Sufficiency of Evidence for Conspiracy
In evaluating the sufficiency of evidence for the alleged conspiracy, the court determined that the plaintiffs had failed to meet their burden. The plaintiffs had presented various allegations, including claims of territorial allocation and price-fixing among operators, but the court found these allegations lacked supporting evidence. The court stated that parallel conduct, such as the prevalence of 50-50 revenue splits, could arise from independent decision-making rather than a concerted agreement, a distinction that is crucial under antitrust law. Additionally, the court reasoned that the operators' practices of serving established territories were typical in their industry, particularly in a context where supply was limited. Upon reviewing the evidence, the court concluded that the plaintiffs had not provided sufficient proof to establish that the defendants acted in concert, as required to prove a violation of the Sherman Act. Therefore, the court affirmed the district court's decision to grant summary judgment in favor of the defendants.

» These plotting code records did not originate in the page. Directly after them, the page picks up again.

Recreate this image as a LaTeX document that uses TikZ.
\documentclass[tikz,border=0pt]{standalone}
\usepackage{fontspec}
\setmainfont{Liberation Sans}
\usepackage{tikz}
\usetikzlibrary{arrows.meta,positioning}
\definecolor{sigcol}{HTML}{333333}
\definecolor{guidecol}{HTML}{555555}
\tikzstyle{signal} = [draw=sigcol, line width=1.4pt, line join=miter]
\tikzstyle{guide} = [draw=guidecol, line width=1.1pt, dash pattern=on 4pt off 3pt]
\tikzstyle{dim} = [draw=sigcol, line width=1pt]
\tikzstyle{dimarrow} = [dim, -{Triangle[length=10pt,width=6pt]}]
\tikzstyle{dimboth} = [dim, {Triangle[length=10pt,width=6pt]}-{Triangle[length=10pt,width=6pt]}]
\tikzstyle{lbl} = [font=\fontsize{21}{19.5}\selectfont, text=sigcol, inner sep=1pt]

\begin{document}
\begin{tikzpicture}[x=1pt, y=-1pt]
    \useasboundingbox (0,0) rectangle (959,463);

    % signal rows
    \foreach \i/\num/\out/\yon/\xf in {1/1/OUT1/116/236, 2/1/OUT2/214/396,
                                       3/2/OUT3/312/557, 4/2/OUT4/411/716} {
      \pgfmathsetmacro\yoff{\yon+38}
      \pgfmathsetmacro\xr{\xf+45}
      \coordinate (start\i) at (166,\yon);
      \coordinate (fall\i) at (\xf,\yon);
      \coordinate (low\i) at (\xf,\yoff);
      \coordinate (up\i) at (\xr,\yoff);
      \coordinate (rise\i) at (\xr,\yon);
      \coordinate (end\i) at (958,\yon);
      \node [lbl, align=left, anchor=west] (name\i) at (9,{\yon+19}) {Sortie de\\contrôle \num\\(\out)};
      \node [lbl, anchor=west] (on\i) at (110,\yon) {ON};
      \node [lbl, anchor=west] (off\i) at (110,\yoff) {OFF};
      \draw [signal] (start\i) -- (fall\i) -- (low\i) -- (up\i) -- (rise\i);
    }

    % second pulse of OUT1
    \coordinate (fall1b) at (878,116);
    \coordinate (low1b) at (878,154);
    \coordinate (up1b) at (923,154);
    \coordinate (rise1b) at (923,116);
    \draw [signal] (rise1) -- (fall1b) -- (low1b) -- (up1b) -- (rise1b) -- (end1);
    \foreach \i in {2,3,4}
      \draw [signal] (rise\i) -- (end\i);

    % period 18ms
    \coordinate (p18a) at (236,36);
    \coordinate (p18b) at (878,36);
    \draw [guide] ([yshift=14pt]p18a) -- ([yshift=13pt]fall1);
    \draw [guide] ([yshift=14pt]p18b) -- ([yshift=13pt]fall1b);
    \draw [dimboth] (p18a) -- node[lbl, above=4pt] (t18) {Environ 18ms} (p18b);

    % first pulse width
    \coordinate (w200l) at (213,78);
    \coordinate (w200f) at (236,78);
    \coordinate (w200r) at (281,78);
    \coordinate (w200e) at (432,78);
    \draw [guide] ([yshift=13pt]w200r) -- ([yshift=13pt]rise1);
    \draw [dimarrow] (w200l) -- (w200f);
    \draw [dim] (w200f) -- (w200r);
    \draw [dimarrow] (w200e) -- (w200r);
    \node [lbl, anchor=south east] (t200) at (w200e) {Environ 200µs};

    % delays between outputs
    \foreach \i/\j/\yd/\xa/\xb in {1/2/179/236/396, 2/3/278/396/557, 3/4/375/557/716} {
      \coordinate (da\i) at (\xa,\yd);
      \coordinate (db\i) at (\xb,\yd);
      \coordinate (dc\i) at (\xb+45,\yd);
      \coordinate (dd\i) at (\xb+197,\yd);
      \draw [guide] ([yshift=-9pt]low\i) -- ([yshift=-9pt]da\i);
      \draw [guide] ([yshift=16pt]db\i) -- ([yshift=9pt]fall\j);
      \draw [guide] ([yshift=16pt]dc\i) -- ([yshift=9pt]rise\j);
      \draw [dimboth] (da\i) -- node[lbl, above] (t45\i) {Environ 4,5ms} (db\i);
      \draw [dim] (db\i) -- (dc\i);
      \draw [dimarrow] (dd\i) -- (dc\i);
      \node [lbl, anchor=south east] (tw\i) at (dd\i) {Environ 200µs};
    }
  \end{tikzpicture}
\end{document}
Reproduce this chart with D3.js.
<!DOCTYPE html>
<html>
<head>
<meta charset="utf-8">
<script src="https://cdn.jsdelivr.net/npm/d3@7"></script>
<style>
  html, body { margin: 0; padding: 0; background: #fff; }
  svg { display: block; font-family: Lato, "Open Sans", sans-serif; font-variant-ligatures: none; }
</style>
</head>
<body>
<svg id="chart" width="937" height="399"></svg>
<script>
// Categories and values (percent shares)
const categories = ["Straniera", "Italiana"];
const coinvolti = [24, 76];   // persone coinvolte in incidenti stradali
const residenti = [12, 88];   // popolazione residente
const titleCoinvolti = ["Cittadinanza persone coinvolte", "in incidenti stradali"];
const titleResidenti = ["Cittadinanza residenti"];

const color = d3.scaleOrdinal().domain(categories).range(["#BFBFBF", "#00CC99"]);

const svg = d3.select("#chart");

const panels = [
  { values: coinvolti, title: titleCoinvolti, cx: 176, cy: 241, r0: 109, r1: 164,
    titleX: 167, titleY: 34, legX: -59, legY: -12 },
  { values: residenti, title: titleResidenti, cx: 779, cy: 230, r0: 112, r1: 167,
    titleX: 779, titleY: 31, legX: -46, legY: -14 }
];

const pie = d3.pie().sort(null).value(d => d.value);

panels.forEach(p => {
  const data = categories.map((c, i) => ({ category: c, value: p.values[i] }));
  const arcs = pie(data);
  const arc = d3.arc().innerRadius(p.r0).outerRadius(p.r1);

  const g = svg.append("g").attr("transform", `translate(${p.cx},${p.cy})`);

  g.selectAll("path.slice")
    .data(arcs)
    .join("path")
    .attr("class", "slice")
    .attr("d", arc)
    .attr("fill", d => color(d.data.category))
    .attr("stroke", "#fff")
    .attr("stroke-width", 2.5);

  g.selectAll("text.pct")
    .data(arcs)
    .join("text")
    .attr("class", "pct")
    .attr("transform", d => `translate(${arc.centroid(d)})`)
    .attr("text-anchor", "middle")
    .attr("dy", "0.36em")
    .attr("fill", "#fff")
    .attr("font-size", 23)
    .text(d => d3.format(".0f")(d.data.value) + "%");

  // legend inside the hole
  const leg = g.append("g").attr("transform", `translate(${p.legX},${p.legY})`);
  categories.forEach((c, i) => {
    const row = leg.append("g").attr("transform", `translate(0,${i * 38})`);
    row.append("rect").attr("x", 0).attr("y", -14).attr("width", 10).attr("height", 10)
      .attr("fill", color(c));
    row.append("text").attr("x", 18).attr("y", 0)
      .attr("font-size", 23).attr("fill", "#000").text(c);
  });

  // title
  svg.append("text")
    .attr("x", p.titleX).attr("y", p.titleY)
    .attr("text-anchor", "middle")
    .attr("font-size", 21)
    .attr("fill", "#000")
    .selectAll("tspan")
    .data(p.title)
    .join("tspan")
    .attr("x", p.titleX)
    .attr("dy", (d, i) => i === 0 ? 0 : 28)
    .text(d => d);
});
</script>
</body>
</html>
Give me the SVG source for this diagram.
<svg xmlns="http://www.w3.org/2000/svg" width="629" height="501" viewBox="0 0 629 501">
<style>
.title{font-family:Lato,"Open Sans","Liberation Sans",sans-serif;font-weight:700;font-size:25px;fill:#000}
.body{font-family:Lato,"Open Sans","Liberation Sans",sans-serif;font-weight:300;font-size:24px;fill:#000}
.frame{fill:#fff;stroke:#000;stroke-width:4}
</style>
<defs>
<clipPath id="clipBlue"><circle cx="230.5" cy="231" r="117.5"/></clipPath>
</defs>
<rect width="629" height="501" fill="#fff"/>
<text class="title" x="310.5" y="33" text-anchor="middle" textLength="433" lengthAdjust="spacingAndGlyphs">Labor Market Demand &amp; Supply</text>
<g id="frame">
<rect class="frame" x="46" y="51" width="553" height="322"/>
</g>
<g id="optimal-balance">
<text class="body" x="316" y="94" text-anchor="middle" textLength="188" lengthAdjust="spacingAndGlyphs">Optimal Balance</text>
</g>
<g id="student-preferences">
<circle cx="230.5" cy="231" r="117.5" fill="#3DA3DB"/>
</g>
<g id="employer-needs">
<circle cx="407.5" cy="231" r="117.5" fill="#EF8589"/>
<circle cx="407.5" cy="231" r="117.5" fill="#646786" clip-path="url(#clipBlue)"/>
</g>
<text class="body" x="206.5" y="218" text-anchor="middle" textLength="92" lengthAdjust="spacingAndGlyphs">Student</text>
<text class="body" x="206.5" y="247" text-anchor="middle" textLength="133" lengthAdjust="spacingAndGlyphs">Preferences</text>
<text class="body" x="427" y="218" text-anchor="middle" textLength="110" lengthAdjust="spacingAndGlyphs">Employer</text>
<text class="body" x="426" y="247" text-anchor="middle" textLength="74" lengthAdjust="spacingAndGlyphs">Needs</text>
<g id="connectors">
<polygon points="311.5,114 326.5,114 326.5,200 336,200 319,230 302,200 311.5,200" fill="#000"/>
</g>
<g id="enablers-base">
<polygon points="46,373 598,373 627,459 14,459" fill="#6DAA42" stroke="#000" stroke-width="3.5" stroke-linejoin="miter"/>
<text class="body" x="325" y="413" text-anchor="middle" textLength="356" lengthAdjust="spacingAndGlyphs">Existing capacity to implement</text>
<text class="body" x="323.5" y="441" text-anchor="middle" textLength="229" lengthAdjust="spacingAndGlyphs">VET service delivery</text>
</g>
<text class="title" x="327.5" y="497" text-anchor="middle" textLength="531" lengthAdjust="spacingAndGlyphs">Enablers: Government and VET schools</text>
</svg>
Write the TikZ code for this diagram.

Rejection of Testimonial Evidence
The court also addressed the plaintiffs' claims regarding various forms of testimonial evidence, including affidavits and secretly recorded conversations. The court found that the district court had appropriately discounted the affidavits submitted by plaintiffs, particularly those of Bill Welk, due to inconsistencies and failure to disclose relevant information during the discovery process. The court highlighted that Welk's testimony was not credible, as it contained factual impossibilities and was submitted without proper context. Moreover, the court evaluated the secretly recorded conversations, which the plaintiffs argued indicated collusion among operators. However, the court concluded that the statements made in these recordings were ambiguous and did not provide definitive evidence of a conspiracy. The court determined that such evidence, lacking clarity and context, was insufficient to demonstrate coordinated action among the defendants. As a result, the court agreed with the district court's decision to exclude this testimonial evidence from consideration in the summary judgment ruling.
Conclusion of the Court
Ultimately, the court affirmed the district court's ruling, agreeing that the plaintiffs had not met the necessary legal standard to prove an antitrust conspiracy. The court reiterated that the evidence presented by the plaintiffs did not convincingly demonstrate that the defendants acted in concert, as required under the Sherman Act. It emphasized that the market conditions and defendants' explanations were consistent with lawful competition rather than collusion. The court also supported the district court's treatment of testimonial evidence, which it found to be either unreliable or too ambiguous to establish a conspiracy. The judgment of the district court was upheld, confirming that without sufficient evidence of coordinated action, the antitrust claims could not prevail. Thus, the court's reasoning underscored the importance of rigorous standards in antitrust litigation, particularly concerning the burden of proof placed on plaintiffs.